O painel sobre Self Driven Technology, ou o carro autônomo do Google, reuniu uma das responsáveis pelo projeto na empresa e uma agente da Secretaria de Segurança de Tráfego. Novas contradições e reflexões. Para o Google, o carro autônomo significa acesso e segurança: milhões de pessoas que não sabem ou não podem dirigir terão acesso a esse modelo de deslocamento. Isso significa um oceano azul para a indústria automobilística, imagine o novo mercado que se abre! Para a indústria de seguros, é uma ameaça: as taxas de acidentes de trânsito tendem a ser mínimas. Por que fazer um seguro? Aliás, em um acidente, quem é o responsável? Jerry Kaplan, que falou sobre Robot Armagedon, acha que seu carro será inteligente quando, no trajeto para o trabalho, “decidir” que você precisa pegar uma praia. Muros ou pontes? Talvez, muros e pontes simultaneamente.

Um dos tópicos mais discutidos transversalmente em boa parte das sessões que assisti tratava dos limites e potencialidades da inteligência artificial. Para ficar no tema do carro do Google: o que fazer com os milhares de taxistas que perderão os seus empregos? Lugar-comum das respostas: toda revolução cria novos tipos de empregos, empregos que envolvam eficiência serão substituídos por inteligência artificial, empregos que envolvam criatividade, inventividade e relacionamento humano em nível profundo, como, por exemplo, enfermeiras, serão preservados e terão alto valor.

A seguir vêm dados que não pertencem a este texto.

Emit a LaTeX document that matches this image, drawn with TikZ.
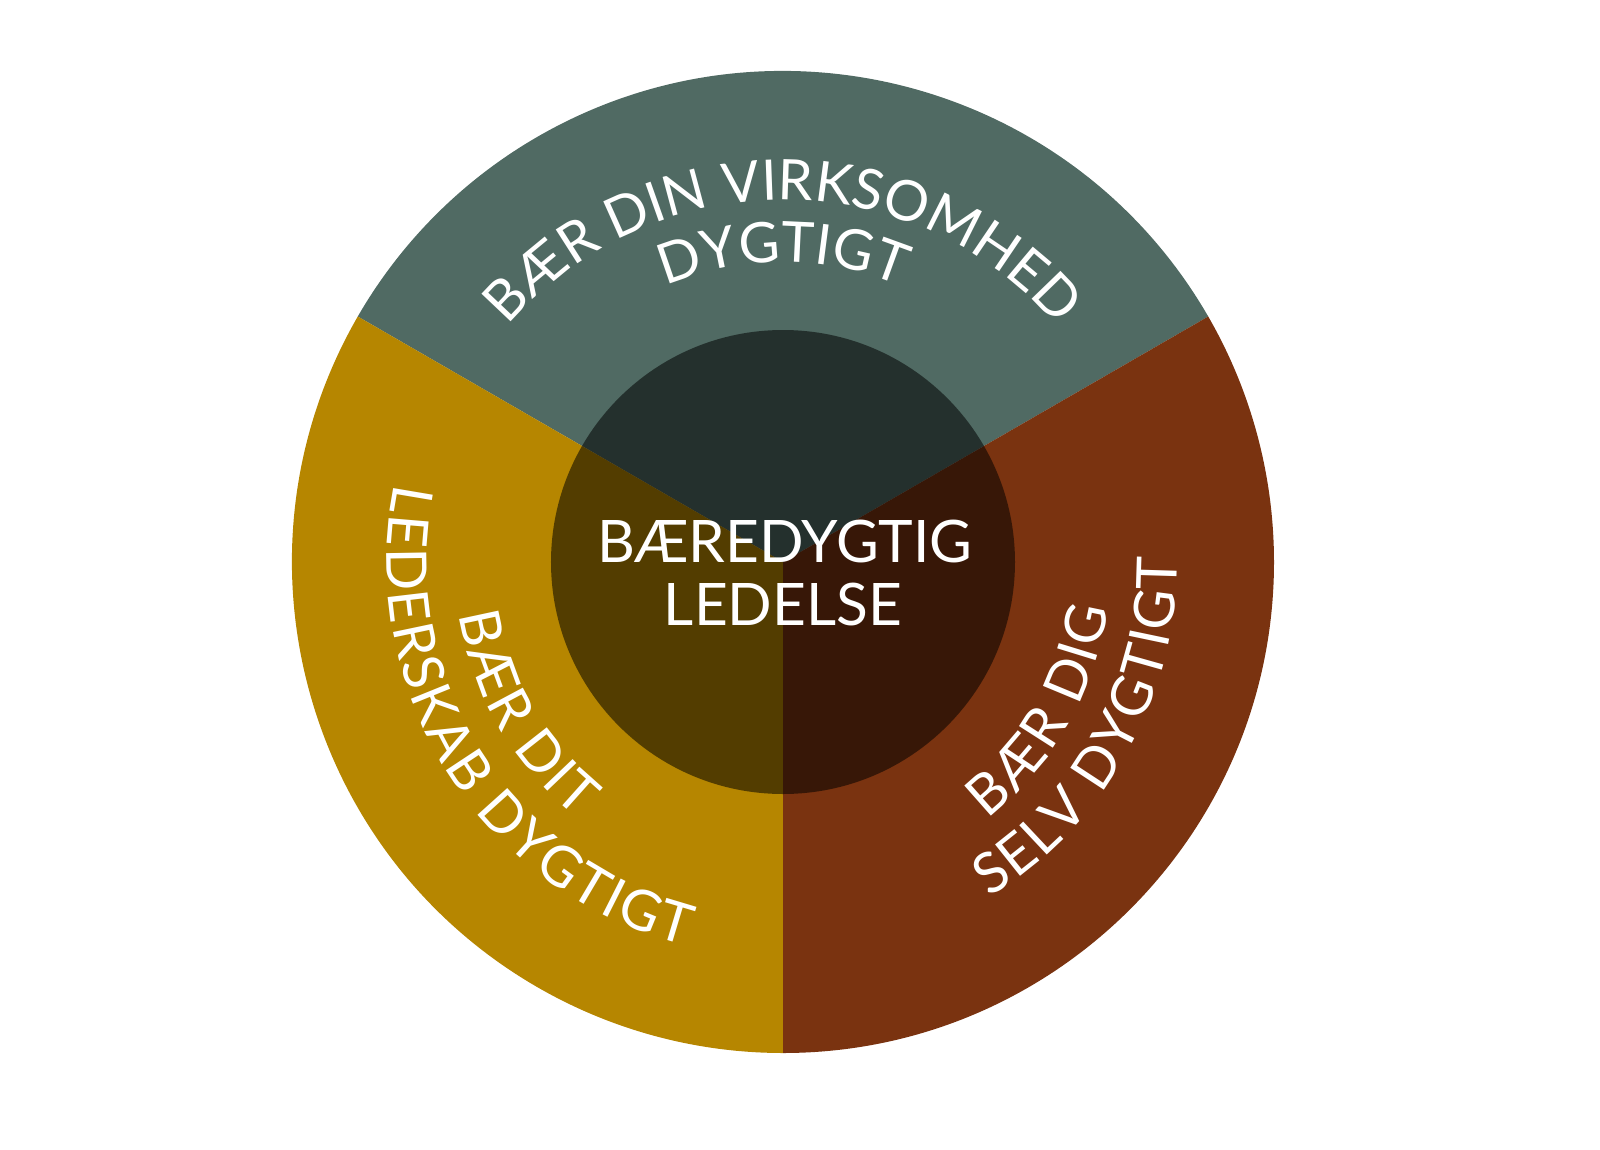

Um exemplo recorrente: em 1800, cerca de 90% da força de trabalho americana trabalhava na agricultura. Nos anos 2000, esse percentual caiu para 1,7%. Nada diferente do antigo e válido conceito do economista austríaco Joseph Schumpeter: destruição criativa. A tecnologia que criamos transforma o ambiente em que iremos viver. Creio que, em algum momento, falar com humanos do outro lado da linha acabe se tornando um privilégio, quase exótico, de alguns clientes abastados.

Mas inovação nem sempre tem a ver com uma tecnologia disruptiva, inovação tem a ver com a resolução de um problema de forma única, como antecipar desejos, com a criação de momentos mágicos, com o design de experiências. O caso da Story, uma loja que se reinventa totalmente a cada duas semanas, que se entende mais como um canal de mídia do que como uma loja. É um exemplo de como romper a monotonia do varejo inspirando-se no modelo das startups.

Uma das coisas mais interessantes do SXSW são os pitches, um formato no qual empreendedores têm alguns poucos minutos para convencer investidores a colocarem algum dinheiro em seu negócio. É absolutamente eletrizante e inspirador assistir às apresentações relâmpago.

E por falar em startups, esse foi o recado de Cris Roan, VP de business development da Mother. A agência tem reservado uma parte do seu resultado para investir em startups, entrando em diversos tipos de negócio, desde que estejam relacionados ao mundo da criatividade. Há algum tempo, empreender em propaganda significaria lançar mais uma nova agência. Acontece que as agências não compartilham a cultura das startups de tecnologia. Abre-se um novo e instigante campo para o empreendedorismo na comunicação.